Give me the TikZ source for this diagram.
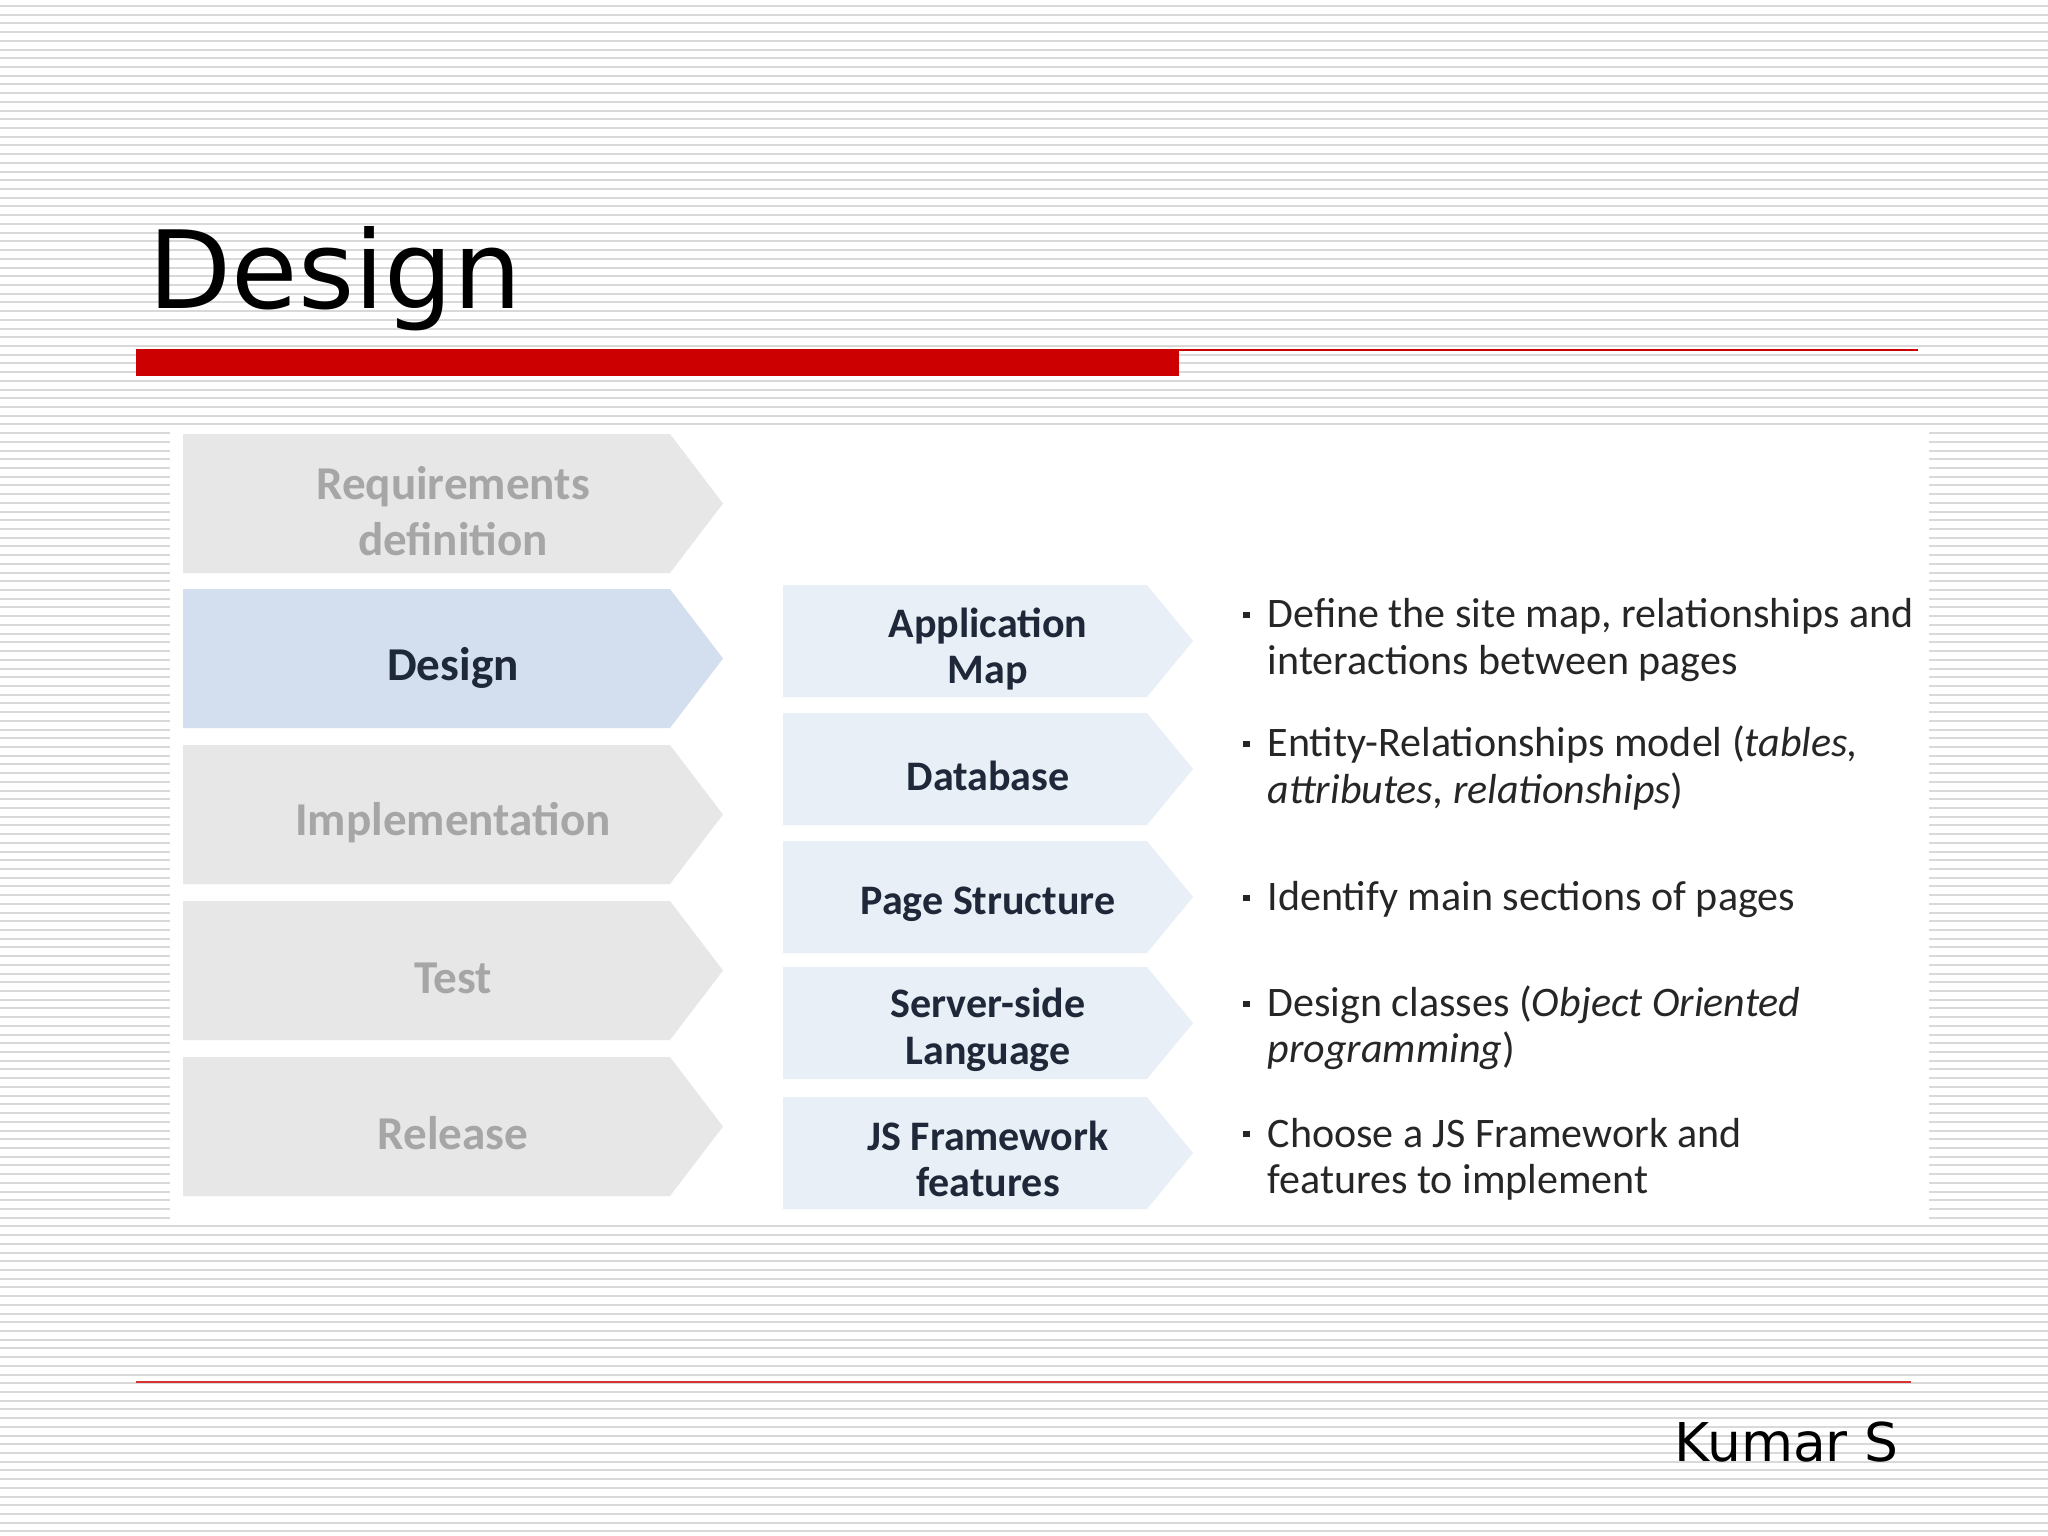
\documentclass[tikz,border=0pt]{standalone}
\usepackage{fontspec}
\usepackage{xcolor}
\setmainfont{Carlito}
\newfontfamily\slidefont{DejaVu Sans}
\newcommand{\unitsize}{0.01cm}
\newcommand{\bulletmark}{\llap{\raisebox{0.23em}{\rule{0.15em}{0.15em}}\hspace{0.43em}}}
\definecolor{barred}{RGB}{204,0,0}
\definecolor{stagegrey}{RGB}{231,231,231}
\definecolor{stagetext}{RGB}{166,166,166}
\definecolor{activeblue}{RGB}{211,223,238}
\definecolor{stepblue}{RGB}{233,239,247}
\definecolor{inktext}{RGB}{30,40,56}
\definecolor{bodytext}{RGB}{38,38,38}

\begin{document}
\begin{tikzpicture}
\useasboundingbox (0,0) rectangle (2048*\unitsize,-1536*\unitsize);
\tikzstyle{stripe}=[gray!30, line width=2*\unitsize]
\tikzstyle{stage}=[font=\fontsize{13.4}{16}\selectfont\bfseries, text=stagetext, align=center, inner sep=0pt]
\tikzstyle{substep}=[font=\fontsize{11.95}{13.2}\selectfont\bfseries, text=inktext, align=center, inner sep=0pt]
\tikzstyle{bullettext}=[font=\fontsize{11.95}{13.2}\selectfont, text=bodytext, align=left, anchor=west, inner sep=0pt]

\foreach \k in {0,...,175}
    \draw[stripe] (0,{-(6+8.717*\k)*\unitsize}) -- (2048*\unitsize,{-(6+8.717*\k)*\unitsize});

\node[anchor=base west, inner sep=0pt, font=\slidefont\fontsize{30.7}{36}\selectfont] (title) at (148*\unitsize,-308*\unitsize) {Design};

\fill[barred] (136*\unitsize,-349*\unitsize) rectangle (1179*\unitsize,-376*\unitsize);
\draw[barred, line width=2*\unitsize] (1179*\unitsize,-350*\unitsize) -- (1918*\unitsize,-350*\unitsize);

\fill[white] (170*\unitsize,-427*\unitsize) rectangle (1929*\unitsize,-1222*\unitsize);


\fill[stagegrey] (183*\unitsize,-434*\unitsize) -- (670*\unitsize,-434*\unitsize) -- (723*\unitsize,-503.5*\unitsize) -- (670*\unitsize,-573*\unitsize) -- (183*\unitsize,-573*\unitsize) -- cycle;

\fill[activeblue] (183*\unitsize,-589*\unitsize) -- (670*\unitsize,-589*\unitsize) -- (723*\unitsize,-658.5*\unitsize) -- (670*\unitsize,-728*\unitsize) -- (183*\unitsize,-728*\unitsize) -- cycle;

\fill[stagegrey] (183*\unitsize,-745*\unitsize) -- (670*\unitsize,-745*\unitsize) -- (723*\unitsize,-814.5*\unitsize) -- (670*\unitsize,-884*\unitsize) -- (183*\unitsize,-884*\unitsize) -- cycle;

\fill[stagegrey] (183*\unitsize,-901*\unitsize) -- (670*\unitsize,-901*\unitsize) -- (723*\unitsize,-970.5*\unitsize) -- (670*\unitsize,-1040*\unitsize) -- (183*\unitsize,-1040*\unitsize) -- cycle;

\fill[stagegrey] (183*\unitsize,-1057*\unitsize) -- (670*\unitsize,-1057*\unitsize) -- (723*\unitsize,-1126.5*\unitsize) -- (670*\unitsize,-1196*\unitsize) -- (183*\unitsize,-1196*\unitsize) -- cycle;


\node[stage] (req) at (453*\unitsize,-511*\unitsize) {Requirements\\definition};

\node[stage, text=inktext] (design) at (453*\unitsize,-668*\unitsize) {Design};

\node[stage] (impl) at (453*\unitsize,-823*\unitsize) {Implementation};

\node[stage] (test) at (453*\unitsize,-978*\unitsize) {Test};

\node[stage] (release) at (453*\unitsize,-1133*\unitsize) {Release};


\fill[stepblue] (783*\unitsize,-585*\unitsize) -- (1147*\unitsize,-585*\unitsize) -- (1193*\unitsize,-641*\unitsize) -- (1147*\unitsize,-697*\unitsize) -- (783*\unitsize,-697*\unitsize) -- cycle;

\fill[stepblue] (783*\unitsize,-713*\unitsize) -- (1147*\unitsize,-713*\unitsize) -- (1193*\unitsize,-769*\unitsize) -- (1147*\unitsize,-825*\unitsize) -- (783*\unitsize,-825*\unitsize) -- cycle;

\fill[stepblue] (783*\unitsize,-841*\unitsize) -- (1147*\unitsize,-841*\unitsize) -- (1193*\unitsize,-897*\unitsize) -- (1147*\unitsize,-953*\unitsize) -- (783*\unitsize,-953*\unitsize) -- cycle;

\fill[stepblue] (783*\unitsize,-967*\unitsize) -- (1147*\unitsize,-967*\unitsize) -- (1193*\unitsize,-1023*\unitsize) -- (1147*\unitsize,-1079*\unitsize) -- (783*\unitsize,-1079*\unitsize) -- cycle;

\fill[stepblue] (783*\unitsize,-1097*\unitsize) -- (1147*\unitsize,-1097*\unitsize) -- (1193*\unitsize,-1153*\unitsize) -- (1147*\unitsize,-1209*\unitsize) -- (783*\unitsize,-1209*\unitsize) -- cycle;


\node[substep] (appmap) at (988*\unitsize,-649*\unitsize) {Application\\Map};

\node[substep] (database) at (988*\unitsize,-776*\unitsize) {Database};

\node[substep] (pagestruct) at (988*\unitsize,-904*\unitsize) {Page Structure};

\node[substep] (serverlang) at (988*\unitsize,-1030*\unitsize) {Server-side\\Language};

\node[substep] (jsframe) at (988*\unitsize,-1159*\unitsize) {JS Framework\\features};


\node[bullettext] (appmapnote) at (1267*\unitsize,-640*\unitsize) {\bulletmark Define the site map, relationships and\\interactions between pages};

\node[bullettext] (databasenote) at (1267*\unitsize,-768*\unitsize) {\bulletmark Entity-Relationships model (\textit{tables,}\\\textit{attributes, relationships})};

\node[bullettext] (pagestructnote) at (1267*\unitsize,-900*\unitsize) {\bulletmark Identify main sections of pages};

\node[bullettext] (serverlangnote) at (1267*\unitsize,-1028*\unitsize) {\bulletmark Design classes (\textit{Object Oriented}\\\textit{programming})};

\node[bullettext] (jsframenote) at (1267*\unitsize,-1159*\unitsize) {\bulletmark Choose a JS Framework and\\features to implement};


\draw[barred!80, line width=1.5*\unitsize] (136*\unitsize,-1382*\unitsize) -- (1911*\unitsize,-1382*\unitsize);

\node[anchor=base west, inner sep=0pt, font=\slidefont\fontsize{15.2}{18}\selectfont] (author) at (1674*\unitsize,-1461*\unitsize) {Kumar S};

\end{tikzpicture}
\end{document}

--------------------

Exercise
Return all of the data exactly as written, and drop the pictures.

Response to the task
Give me the TikZ source for this diagram.
\documentclass[tikz,border=0pt]{standalone}
\usepackage{fontspec}
\usepackage{xcolor}
\setmainfont{Carlito}
\newfontfamily\slidefont{DejaVu Sans}
\newcommand{\unitsize}{0.01cm}
\newcommand{\bulletmark}{\llap{\raisebox{0.23em}{\rule{0.15em}{0.15em}}\hspace{0.43em}}}
\definecolor{barred}{RGB}{204,0,0}
\definecolor{stagegrey}{RGB}{231,231,231}
\definecolor{stagetext}{RGB}{166,166,166}
\definecolor{activeblue}{RGB}{211,223,238}
\definecolor{stepblue}{RGB}{233,239,247}
\definecolor{inktext}{RGB}{30,40,56}
\definecolor{bodytext}{RGB}{38,38,38}

\begin{document}
\begin{tikzpicture}
\useasboundingbox (0,0) rectangle (2048*\unitsize,-1536*\unitsize);
\tikzstyle{stripe}=[gray!30, line width=2*\unitsize]
\tikzstyle{stage}=[font=\fontsize{13.4}{16}\selectfont\bfseries, text=stagetext, align=center, inner sep=0pt]
\tikzstyle{substep}=[font=\fontsize{11.95}{13.2}\selectfont\bfseries, text=inktext, align=center, inner sep=0pt]
\tikzstyle{bullettext}=[font=\fontsize{11.95}{13.2}\selectfont, text=bodytext, align=left, anchor=west, inner sep=0pt]

\foreach \k in {0,...,175}
    \draw[stripe] (0,{-(6+8.717*\k)*\unitsize}) -- (2048*\unitsize,{-(6+8.717*\k)*\unitsize});

\node[anchor=base west, inner sep=0pt, font=\slidefont\fontsize{30.7}{36}\selectfont] (title) at (148*\unitsize,-308*\unitsize) {Design};

\fill[barred] (136*\unitsize,-349*\unitsize) rectangle (1179*\unitsize,-376*\unitsize);
\draw[barred, line width=2*\unitsize] (1179*\unitsize,-350*\unitsize) -- (1918*\unitsize,-350*\unitsize);

\fill[white] (170*\unitsize,-427*\unitsize) rectangle (1929*\unitsize,-1222*\unitsize);


\fill[stagegrey] (183*\unitsize,-434*\unitsize) -- (670*\unitsize,-434*\unitsize) -- (723*\unitsize,-503.5*\unitsize) -- (670*\unitsize,-573*\unitsize) -- (183*\unitsize,-573*\unitsize) -- cycle;

\fill[activeblue] (183*\unitsize,-589*\unitsize) -- (670*\unitsize,-589*\unitsize) -- (723*\unitsize,-658.5*\unitsize) -- (670*\unitsize,-728*\unitsize) -- (183*\unitsize,-728*\unitsize) -- cycle;

\fill[stagegrey] (183*\unitsize,-745*\unitsize) -- (670*\unitsize,-745*\unitsize) -- (723*\unitsize,-814.5*\unitsize) -- (670*\unitsize,-884*\unitsize) -- (183*\unitsize,-884*\unitsize) -- cycle;

\fill[stagegrey] (183*\unitsize,-901*\unitsize) -- (670*\unitsize,-901*\unitsize) -- (723*\unitsize,-970.5*\unitsize) -- (670*\unitsize,-1040*\unitsize) -- (183*\unitsize,-1040*\unitsize) -- cycle;

\fill[stagegrey] (183*\unitsize,-1057*\unitsize) -- (670*\unitsize,-1057*\unitsize) -- (723*\unitsize,-1126.5*\unitsize) -- (670*\unitsize,-1196*\unitsize) -- (183*\unitsize,-1196*\unitsize) -- cycle;


\node[stage] (req) at (453*\unitsize,-511*\unitsize) {Requirements\\definition};

\node[stage, text=inktext] (design) at (453*\unitsize,-668*\unitsize) {Design};

\node[stage] (impl) at (453*\unitsize,-823*\unitsize) {Implementation};

\node[stage] (test) at (453*\unitsize,-978*\unitsize) {Test};

\node[stage] (release) at (453*\unitsize,-1133*\unitsize) {Release};


\fill[stepblue] (783*\unitsize,-585*\unitsize) -- (1147*\unitsize,-585*\unitsize) -- (1193*\unitsize,-641*\unitsize) -- (1147*\unitsize,-697*\unitsize) -- (783*\unitsize,-697*\unitsize) -- cycle;

\fill[stepblue] (783*\unitsize,-713*\unitsize) -- (1147*\unitsize,-713*\unitsize) -- (1193*\unitsize,-769*\unitsize) -- (1147*\unitsize,-825*\unitsize) -- (783*\unitsize,-825*\unitsize) -- cycle;

\fill[stepblue] (783*\unitsize,-841*\unitsize) -- (1147*\unitsize,-841*\unitsize) -- (1193*\unitsize,-897*\unitsize) -- (1147*\unitsize,-953*\unitsize) -- (783*\unitsize,-953*\unitsize) -- cycle;

\fill[stepblue] (783*\unitsize,-967*\unitsize) -- (1147*\unitsize,-967*\unitsize) -- (1193*\unitsize,-1023*\unitsize) -- (1147*\unitsize,-1079*\unitsize) -- (783*\unitsize,-1079*\unitsize) -- cycle;

\fill[stepblue] (783*\unitsize,-1097*\unitsize) -- (1147*\unitsize,-1097*\unitsize) -- (1193*\unitsize,-1153*\unitsize) -- (1147*\unitsize,-1209*\unitsize) -- (783*\unitsize,-1209*\unitsize) -- cycle;


\node[substep] (appmap) at (988*\unitsize,-649*\unitsize) {Application\\Map};

\node[substep] (database) at (988*\unitsize,-776*\unitsize) {Database};

\node[substep] (pagestruct) at (988*\unitsize,-904*\unitsize) {Page Structure};

\node[substep] (serverlang) at (988*\unitsize,-1030*\unitsize) {Server-side\\Language};

\node[substep] (jsframe) at (988*\unitsize,-1159*\unitsize) {JS Framework\\features};


\node[bullettext] (appmapnote) at (1267*\unitsize,-640*\unitsize) {\bulletmark Define the site map, relationships and\\interactions between pages};

\node[bullettext] (databasenote) at (1267*\unitsize,-768*\unitsize) {\bulletmark Entity-Relationships model (\textit{tables,}\\\textit{attributes, relationships})};

\node[bullettext] (pagestructnote) at (1267*\unitsize,-900*\unitsize) {\bulletmark Identify main sections of pages};

\node[bullettext] (serverlangnote) at (1267*\unitsize,-1028*\unitsize) {\bulletmark Design classes (\textit{Object Oriented}\\\textit{programming})};

\node[bullettext] (jsframenote) at (1267*\unitsize,-1159*\unitsize) {\bulletmark Choose a JS Framework and\\features to implement};


\draw[barred!80, line width=1.5*\unitsize] (136*\unitsize,-1382*\unitsize) -- (1911*\unitsize,-1382*\unitsize);

\node[anchor=base west, inner sep=0pt, font=\slidefont\fontsize{15.2}{18}\selectfont] (author) at (1674*\unitsize,-1461*\unitsize) {Kumar S};

\end{tikzpicture}
\end{document}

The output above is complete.